You are not a receptacle for emotions, worries or bodily fluids.

You are someone to be admired.

You are someone to be adored.

You are someone to be sure about.

All of you is desirable.

Mistress, all of you is lovable and all of you is loved.

You do not have to settle for bits of fickle attention.

You do not have to hold onto scraps of false affection.

You are deserving of an entire feast of love.

Sweet talk will coat your ears and rot your heart.

Promises mean nothing when not intended to be kept.

You can learn the difference between authentic and illusory.

You can learn to trust your instinct.

You will never again have to feel used.

You will never again have to feel needy.

You will never again have to coerce, pressure, or force someone’s commitment.

Because mistress, you are lovable and you are loved.

You are always loved by the infinite presence that created you.

Call it God, call it the Universe, call it whatever you will.

Life created you just as you are.

And it loves you just as you are.

You can feel this love whenever you want to.

It is always present and it is always yours.

You are connected to all of life.

When you have love for yourself, you have love for all of life.

And when you love all of life, it will love you right back.

In a way you always hoped you’d be loved.

In a way you never before have allowed yourself to be.

Remember and live this truth.

Life will always match you at the level of your truth.

And at some point, life will bring you another person who values you as much as you value yourself.

When you truly feel this—when you trust this like you trust your pulse—then you will find yourself in the position in which I stand

Contrary to what you may have thought, I don’t hate you. In fact, it is quite the opposite.

I only hold the highest of hopes and intentions for you.

Because I was you and I am you.

Because I love you and I love us.

 

With immense respect and an infinity of gratitude,

Wife

 

Author’s Note:

A drunk Frenchman once referred to me as Mary Magdalene. His accent was thick but his intention was clear. We were at a company Christmas party in front of a group of employees. He laughed. I didn’t. Years later I did find it funny. It seemed humorous to be called Mary Magdalene on the day that people were supposed to be celebrating the birth of Jesus. But that was not the purpose of his joke. I know this man was insinuating that I, the only single female at the party, the one who had been used and discarded by a male coworker upon reuniting with his ex-girlfriend, was a whore. And it felt as if everyone knew it.

I was a prostitute, a slut, an unwanted, undesirable, part-time mistress.

He wasn’t completely wrong. Although I’ve never actually been the mistress, I certainly felt like one.

For years I thought that it was safer to play this role. I wore it like a badge. I thought it made me a strong woman if I didnt get emotionally involved. It prevented me from enduring what I viewed as a lifetime of wedded monotony and dissatisfaction.

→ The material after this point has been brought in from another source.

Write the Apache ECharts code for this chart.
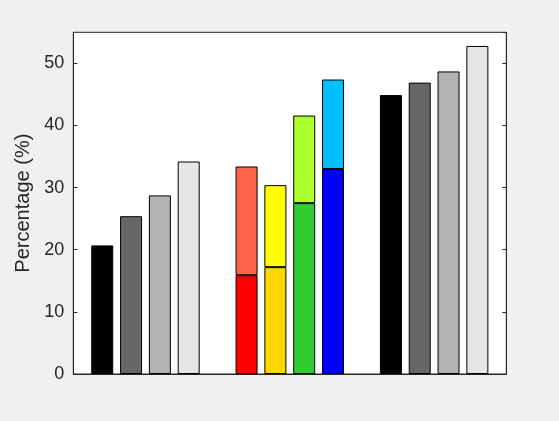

It kept me free from what I believed to be guaranteed infidelity and broken trust.

And even when I changed my old views on committed relationships and marriage—even when I opened up to the truth that I wanted to experience a deeper connection—I still felt like the mistress in the majority of my relationships.

Always kept at a distance. Always playing in quiet. Always discreet.

The men got softer and kinder but the mistress stuck around—until I finally acknowledged her, accepted her and reminded her that we choose how we want to experience life.

If I want to be seen and heard, I need to see and hear myself.

If I want to be held in high regard, I need to hold myself in high regard.

If I want to be loved, I need to love myself.

All of myself—the mistress and the wife.

We all have these archetypes within us.

From my current vantage point that I can see the beauty in my former employer’s remark. Now I understand who Mary Magdalene really was—an embodiment of the Sacred Feminine. She is unconditional love, devotion, and forgiveness. She is intuition, wisdom and strength. She has been completely misunderstood and misrepresented throughout history. But I bet she wouldn’t give a sh*t what people thought of her. She’d look right through them and see their divinity. She’d love them anyway.

So thanks for the grandest of compliments, dude. I’ll gladly and proudly walk this earth with Mary as my guide.